The modern world requires significant quantities of metals and minerals for infrastructure, technology, and energy transition. Extracting these valuable materials creates a massive by-product known as tailings, the waste remaining after the valuable fraction of ore has been separated. The sheer volume of this material represents one of the most challenging engineering problems facing the global mining industry today. Estimates suggest that 7 to 14 billion tons of solid mine waste are produced annually, which must be safely and permanently stored. Modern engineering solutions focus on maximizing process water recovery and transforming the liquid-like waste into a more geotechnically stable solid form, managing stability and preventing environmental contamination over centuries.
Understanding Mining Tailings
Tailings are a complex mixture of finely ground mineral particles, water, and residual chemicals. The comminution process, which crushes and grinds the ore, reduces the rock to particle sizes ranging from fine sand down to a few micrometers. This extremely fine size makes the material difficult to handle, as it greatly increases the total surface area available for chemical reactions. The precise composition varies significantly depending on the original ore body being mined.

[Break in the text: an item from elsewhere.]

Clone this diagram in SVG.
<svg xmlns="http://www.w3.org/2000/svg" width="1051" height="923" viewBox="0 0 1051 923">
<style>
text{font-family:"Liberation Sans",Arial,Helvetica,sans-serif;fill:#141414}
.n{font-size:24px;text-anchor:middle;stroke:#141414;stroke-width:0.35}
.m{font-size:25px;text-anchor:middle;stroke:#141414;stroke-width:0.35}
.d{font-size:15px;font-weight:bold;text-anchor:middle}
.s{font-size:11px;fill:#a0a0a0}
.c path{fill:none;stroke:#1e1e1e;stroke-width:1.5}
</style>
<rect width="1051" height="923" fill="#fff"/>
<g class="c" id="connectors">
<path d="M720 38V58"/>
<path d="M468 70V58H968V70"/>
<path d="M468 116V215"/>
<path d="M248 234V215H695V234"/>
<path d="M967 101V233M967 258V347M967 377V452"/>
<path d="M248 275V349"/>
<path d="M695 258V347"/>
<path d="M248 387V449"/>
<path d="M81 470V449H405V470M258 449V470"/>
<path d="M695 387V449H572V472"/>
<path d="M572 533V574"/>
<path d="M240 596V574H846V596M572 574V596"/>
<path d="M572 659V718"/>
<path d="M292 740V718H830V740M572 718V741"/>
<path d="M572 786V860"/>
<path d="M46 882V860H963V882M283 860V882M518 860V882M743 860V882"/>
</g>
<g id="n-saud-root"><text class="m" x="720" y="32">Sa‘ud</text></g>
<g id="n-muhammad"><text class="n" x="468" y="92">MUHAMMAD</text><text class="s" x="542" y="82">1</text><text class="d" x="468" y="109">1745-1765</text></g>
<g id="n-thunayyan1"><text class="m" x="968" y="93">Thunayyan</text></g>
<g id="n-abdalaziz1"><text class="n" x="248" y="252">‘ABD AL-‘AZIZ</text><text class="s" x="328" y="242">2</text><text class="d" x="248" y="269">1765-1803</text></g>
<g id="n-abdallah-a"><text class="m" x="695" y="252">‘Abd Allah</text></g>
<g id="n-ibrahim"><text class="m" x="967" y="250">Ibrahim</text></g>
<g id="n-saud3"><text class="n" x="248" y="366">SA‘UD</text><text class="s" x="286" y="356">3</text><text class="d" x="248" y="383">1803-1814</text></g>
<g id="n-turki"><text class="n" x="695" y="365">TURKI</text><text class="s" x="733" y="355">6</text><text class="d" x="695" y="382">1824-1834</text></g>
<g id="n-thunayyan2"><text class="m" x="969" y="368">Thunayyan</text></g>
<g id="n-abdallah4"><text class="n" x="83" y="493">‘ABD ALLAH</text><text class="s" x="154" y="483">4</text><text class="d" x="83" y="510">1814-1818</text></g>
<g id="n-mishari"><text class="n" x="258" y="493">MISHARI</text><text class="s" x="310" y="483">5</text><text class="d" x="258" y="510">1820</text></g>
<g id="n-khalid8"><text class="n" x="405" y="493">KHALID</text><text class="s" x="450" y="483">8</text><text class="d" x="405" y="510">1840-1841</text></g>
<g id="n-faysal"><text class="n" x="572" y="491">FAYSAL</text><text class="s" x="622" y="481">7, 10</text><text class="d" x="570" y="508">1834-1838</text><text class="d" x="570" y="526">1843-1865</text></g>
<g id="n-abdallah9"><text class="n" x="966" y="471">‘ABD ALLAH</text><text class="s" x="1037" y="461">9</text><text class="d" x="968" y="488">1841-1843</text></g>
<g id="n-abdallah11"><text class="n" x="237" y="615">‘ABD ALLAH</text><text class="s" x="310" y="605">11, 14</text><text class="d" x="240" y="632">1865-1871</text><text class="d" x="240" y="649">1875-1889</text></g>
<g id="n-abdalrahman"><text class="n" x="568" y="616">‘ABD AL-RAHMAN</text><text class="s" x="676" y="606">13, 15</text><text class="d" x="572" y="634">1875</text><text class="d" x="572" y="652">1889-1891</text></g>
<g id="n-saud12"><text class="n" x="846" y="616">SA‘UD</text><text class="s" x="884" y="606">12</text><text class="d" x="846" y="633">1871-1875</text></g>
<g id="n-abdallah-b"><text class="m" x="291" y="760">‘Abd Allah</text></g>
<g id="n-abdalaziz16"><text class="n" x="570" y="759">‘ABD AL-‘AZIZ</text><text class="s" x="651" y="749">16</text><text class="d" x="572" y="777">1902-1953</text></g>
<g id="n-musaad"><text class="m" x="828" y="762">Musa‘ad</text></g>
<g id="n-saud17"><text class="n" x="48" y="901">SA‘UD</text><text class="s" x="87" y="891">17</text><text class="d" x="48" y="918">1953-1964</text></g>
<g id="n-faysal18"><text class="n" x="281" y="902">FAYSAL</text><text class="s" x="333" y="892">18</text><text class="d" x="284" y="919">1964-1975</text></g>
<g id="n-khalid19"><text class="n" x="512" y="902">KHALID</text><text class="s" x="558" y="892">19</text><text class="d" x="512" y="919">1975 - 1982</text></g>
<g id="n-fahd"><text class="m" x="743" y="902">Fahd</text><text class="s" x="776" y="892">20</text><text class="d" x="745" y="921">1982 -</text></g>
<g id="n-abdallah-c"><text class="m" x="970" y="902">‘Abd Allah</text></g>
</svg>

Tailings often contain chemically reactive sulfide minerals, such as pyrite, or residues of heavy metals like arsenic, lead, or mercury, posing long-term environmental hazards. Trace amounts of process reagents, such as sulfuric acid or cyanide, may also remain in the waste stream. The resulting mixture is typically discharged from the processing plant as a slurry, a fluid-like suspension of solids in water. Due to declining ore grades globally, a larger volume of rock must be processed, proportionally increasing the generation of this fine-grained waste.
Conventional Wet Disposal Systems
The most widely adopted and traditional method for managing high-volume slurry is the use of Tailings Storage Facilities (TSFs), commonly known as tailings dams or ponds. This system involves pumping the tailings directly from the processing plant, often at a low-solids concentration (20% to 60%), into a large engineered impoundment. The TSF structure is defined by embankments designed to contain the material and associated water. These engineered structures can be enormous, with some facilities holding more than a billion cubic meters of material.
A TSF includes the containment embankment, the deposited solids, and a supernatant pond of free-standing water. This wet disposal method has historically been favored due to its simplicity and low initial capital expenditure. Pumping a low-density slurry is inexpensive and mechanically straightforward, moving large volumes of waste efficiently. The water in the supernatant pond is often recovered and recycled, reducing the demand for fresh water. However, the long-term stability of this wet deposit relies heavily on the subsequent consolidation and drainage of the fine solids within the TSF.
Advanced Dewatering and Placement Techniques
Modern engineering is shifting toward methods that prioritize dewatering the tailings before final placement, increasing deposit stability and water recovery. This process first uses large-scale equipment, such as thickeners, to remove water from the slurry. High-density thickeners produce thickened or paste tailings, which have a higher solids concentration and exhibit a non-Newtonian property called yield stress. This paste-like consistency allows the material to be stacked into a deposit with steeper slopes than conventional slurry, reducing the facility’s overall footprint.
Dewatering can be taken further using dry stacking, which employs filtration equipment like vacuum or plate filter presses to create a filter cake. This cake is a cohesive material with moisture content typically reduced below 20%. The resulting material behaves more like a solid than a fluid, allowing it to be transported by conveyors and placed in layers to form a stable, freestanding engineered landform. The advantages of paste and dry stacking are significant, including the recovery of up to 80% of process water, requiring a significantly smaller land area, and achieving physical stability much faster than conventional wet tailings.
Mitigating Environmental and Stability Concerns
Addressing the long-term physical and chemical risks of tailings is central to modern disposal engineering. Stability concerns are paramount, especially with traditional TSF designs, where excess water can lead to static liquefaction—a phenomenon where saturated tailings lose strength and behave like a liquid. To counteract this, engineers implement stringent geotechnical controls, including sophisticated drainage systems to control pore water pressure and comprehensive seismic design for earthquake-prone regions. Continuous, real-time monitoring of piezometers, which measure water pressure, provides data for managing the structure’s physical integrity.
The second challenge is mitigating environmental contamination, such as Acid Mine Drainage (AMD) and the leaching of heavy metals. AMD occurs when sulfide minerals in the tailings are exposed to oxygen and water, generating sulfuric acid that mobilizes heavy metals. Modern engineering prevents this reaction using physical barriers, like engineered caps or covers placed over the deposit upon closure. These covers limit the infiltration of water or restrict the diffusion of oxygen into the tailings material, ensuring the physical and chemical stability of the deposit endures.